Car stereo sends 40watts * 4 channels. I want to reduce the wattage in the front output as the speakers doesnt support.

Can you pls suggest me how to reduce the output watts for front speakers.

they'll be fine, the watt rating on speakers dosent mean that much, just a general guide as to power you can give them,

remember speakers are a passive device, they dictate how much power the amp will make, i assume there all 4ohm so they will all recieve the same power.

depending on the brand and quaility of the ones you have they could take double the rated power no problems, generally more power the better, less chance of overdriving the amp and clipping its a$$ of to get the desired volume.
I designed speakers for a loooooong time, and can tell you the power ratings are not meaningful.

You can avoid problems with a simple rule: if something sounds bad, TURN IT DOWN!!!
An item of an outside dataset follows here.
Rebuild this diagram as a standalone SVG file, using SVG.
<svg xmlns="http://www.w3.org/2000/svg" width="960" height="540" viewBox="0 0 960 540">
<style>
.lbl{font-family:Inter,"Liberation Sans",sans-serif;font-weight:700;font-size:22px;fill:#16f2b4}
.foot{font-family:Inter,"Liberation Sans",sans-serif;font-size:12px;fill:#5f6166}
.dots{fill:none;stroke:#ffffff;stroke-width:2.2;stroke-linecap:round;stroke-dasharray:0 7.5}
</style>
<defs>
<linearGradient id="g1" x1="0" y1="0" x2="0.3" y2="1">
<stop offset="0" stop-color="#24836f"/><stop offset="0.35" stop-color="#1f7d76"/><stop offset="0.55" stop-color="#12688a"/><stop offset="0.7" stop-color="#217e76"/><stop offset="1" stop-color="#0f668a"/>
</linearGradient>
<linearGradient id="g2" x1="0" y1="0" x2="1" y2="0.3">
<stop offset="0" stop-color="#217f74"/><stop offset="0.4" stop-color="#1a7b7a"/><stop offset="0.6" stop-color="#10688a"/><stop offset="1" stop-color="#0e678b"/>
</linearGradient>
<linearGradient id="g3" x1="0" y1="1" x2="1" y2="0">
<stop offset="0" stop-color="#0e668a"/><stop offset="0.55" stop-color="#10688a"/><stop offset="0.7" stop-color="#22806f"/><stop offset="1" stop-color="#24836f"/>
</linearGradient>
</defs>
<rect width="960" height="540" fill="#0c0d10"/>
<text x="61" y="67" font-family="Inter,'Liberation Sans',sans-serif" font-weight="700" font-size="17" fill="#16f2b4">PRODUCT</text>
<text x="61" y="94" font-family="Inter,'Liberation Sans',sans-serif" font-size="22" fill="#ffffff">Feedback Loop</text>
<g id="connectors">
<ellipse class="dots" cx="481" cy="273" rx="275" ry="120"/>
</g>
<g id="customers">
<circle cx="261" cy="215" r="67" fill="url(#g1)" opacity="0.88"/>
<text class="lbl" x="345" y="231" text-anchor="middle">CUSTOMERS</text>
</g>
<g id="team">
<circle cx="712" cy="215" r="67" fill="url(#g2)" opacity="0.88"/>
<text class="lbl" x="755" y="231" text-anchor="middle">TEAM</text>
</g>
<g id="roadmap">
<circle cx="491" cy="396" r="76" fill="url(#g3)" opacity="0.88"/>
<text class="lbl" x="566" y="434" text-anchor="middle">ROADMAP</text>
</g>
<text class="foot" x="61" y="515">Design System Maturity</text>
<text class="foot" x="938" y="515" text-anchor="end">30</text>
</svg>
By the way, head unit power ratings are complete nonsense, rated at huge distortion with +16 volts input. No built-in head unit amp puts out more than about 16 watts undistorted.
Another trick with low power speakers in the doors for when they crack on get those foam covers for behind the speakers. Put them in, if you can reach in another door hole and cut flaps on the bottom. Play it loud but still clear with bass, then cut flaps open more or more of them until you get more bass. When it starts to crack then tape one shut. This assumes you have an amp sending a clean signal, not a head unit clipping like crazy nothing will fix that but an amp.
Just use the fader on the radio to fade more towards the higher power speakers if you're really worried. Its doubtful the deck produces more than 23 watts continuous per channel into a 4 ohm load though so the speakers should be aok. Check to see the "rms" or "continuous" wattage each speaker can handle. Also check the same for the deck. Peak ratings don't mean much on speakers or radios, you need to consider the actual rms or continous wattage in your project.